# Brief
Transcribe each of the records below exactly, excluding all pictures.

# Figure scripts
■ ■ ■

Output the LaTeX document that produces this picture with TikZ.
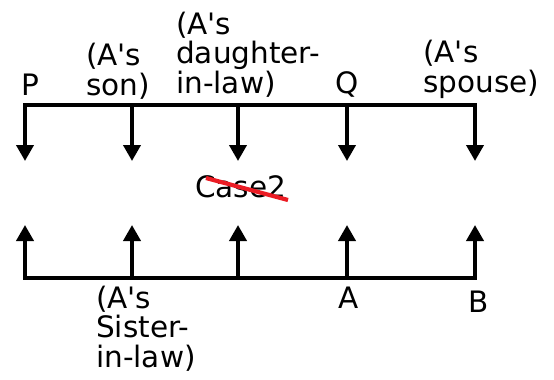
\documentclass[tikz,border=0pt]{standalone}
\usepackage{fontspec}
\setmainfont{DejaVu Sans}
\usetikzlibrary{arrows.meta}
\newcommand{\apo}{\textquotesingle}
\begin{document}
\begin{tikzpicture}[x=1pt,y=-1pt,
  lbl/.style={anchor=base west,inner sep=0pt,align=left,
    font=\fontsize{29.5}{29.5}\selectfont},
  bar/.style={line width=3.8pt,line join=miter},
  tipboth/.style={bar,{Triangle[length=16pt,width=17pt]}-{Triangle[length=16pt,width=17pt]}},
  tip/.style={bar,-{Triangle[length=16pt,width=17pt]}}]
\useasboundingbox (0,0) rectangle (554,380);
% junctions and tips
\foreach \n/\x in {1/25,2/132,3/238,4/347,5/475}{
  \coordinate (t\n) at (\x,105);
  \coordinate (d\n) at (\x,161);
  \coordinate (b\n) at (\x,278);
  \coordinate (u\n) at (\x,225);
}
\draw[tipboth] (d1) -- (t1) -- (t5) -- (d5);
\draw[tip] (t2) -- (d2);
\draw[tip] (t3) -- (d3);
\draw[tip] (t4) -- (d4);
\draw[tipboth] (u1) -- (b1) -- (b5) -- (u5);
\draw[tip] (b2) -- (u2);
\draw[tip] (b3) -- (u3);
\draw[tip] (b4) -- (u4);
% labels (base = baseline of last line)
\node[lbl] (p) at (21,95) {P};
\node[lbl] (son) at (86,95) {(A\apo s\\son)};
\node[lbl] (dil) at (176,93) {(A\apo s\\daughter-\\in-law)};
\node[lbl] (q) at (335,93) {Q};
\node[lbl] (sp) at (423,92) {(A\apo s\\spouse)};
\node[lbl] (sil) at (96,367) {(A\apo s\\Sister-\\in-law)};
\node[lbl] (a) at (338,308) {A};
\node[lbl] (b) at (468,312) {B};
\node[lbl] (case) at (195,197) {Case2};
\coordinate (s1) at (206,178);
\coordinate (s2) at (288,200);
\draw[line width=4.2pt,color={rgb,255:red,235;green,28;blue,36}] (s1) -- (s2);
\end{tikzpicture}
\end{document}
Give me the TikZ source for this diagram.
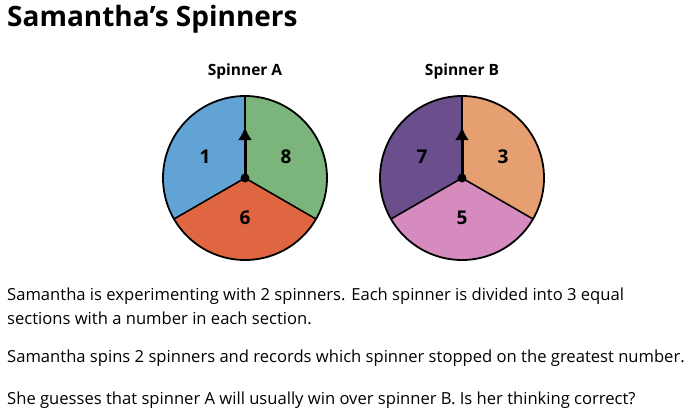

■ ■ ■

# Finished answer
Output the LaTeX document that produces this picture with TikZ.
\documentclass[tikz,border=0pt]{standalone}
\usepackage{fontspec}
\setmainfont{DejaVu Sans}
\usetikzlibrary{arrows.meta}
\newcommand{\apo}{\textquotesingle}
\begin{document}
\begin{tikzpicture}[x=1pt,y=-1pt,
  lbl/.style={anchor=base west,inner sep=0pt,align=left,
    font=\fontsize{29.5}{29.5}\selectfont},
  bar/.style={line width=3.8pt,line join=miter},
  tipboth/.style={bar,{Triangle[length=16pt,width=17pt]}-{Triangle[length=16pt,width=17pt]}},
  tip/.style={bar,-{Triangle[length=16pt,width=17pt]}}]
\useasboundingbox (0,0) rectangle (554,380);
% junctions and tips
\foreach \n/\x in {1/25,2/132,3/238,4/347,5/475}{
  \coordinate (t\n) at (\x,105);
  \coordinate (d\n) at (\x,161);
  \coordinate (b\n) at (\x,278);
  \coordinate (u\n) at (\x,225);
}
\draw[tipboth] (d1) -- (t1) -- (t5) -- (d5);
\draw[tip] (t2) -- (d2);
\draw[tip] (t3) -- (d3);
\draw[tip] (t4) -- (d4);
\draw[tipboth] (u1) -- (b1) -- (b5) -- (u5);
\draw[tip] (b2) -- (u2);
\draw[tip] (b3) -- (u3);
\draw[tip] (b4) -- (u4);
% labels (base = baseline of last line)
\node[lbl] (p) at (21,95) {P};
\node[lbl] (son) at (86,95) {(A\apo s\\son)};
\node[lbl] (dil) at (176,93) {(A\apo s\\daughter-\\in-law)};
\node[lbl] (q) at (335,93) {Q};
\node[lbl] (sp) at (423,92) {(A\apo s\\spouse)};
\node[lbl] (sil) at (96,367) {(A\apo s\\Sister-\\in-law)};
\node[lbl] (a) at (338,308) {A};
\node[lbl] (b) at (468,312) {B};
\node[lbl] (case) at (195,197) {Case2};
\coordinate (s1) at (206,178);
\coordinate (s2) at (288,200);
\draw[line width=4.2pt,color={rgb,255:red,235;green,28;blue,36}] (s1) -- (s2);
\end{tikzpicture}
\end{document}
Give me the TikZ source for this diagram.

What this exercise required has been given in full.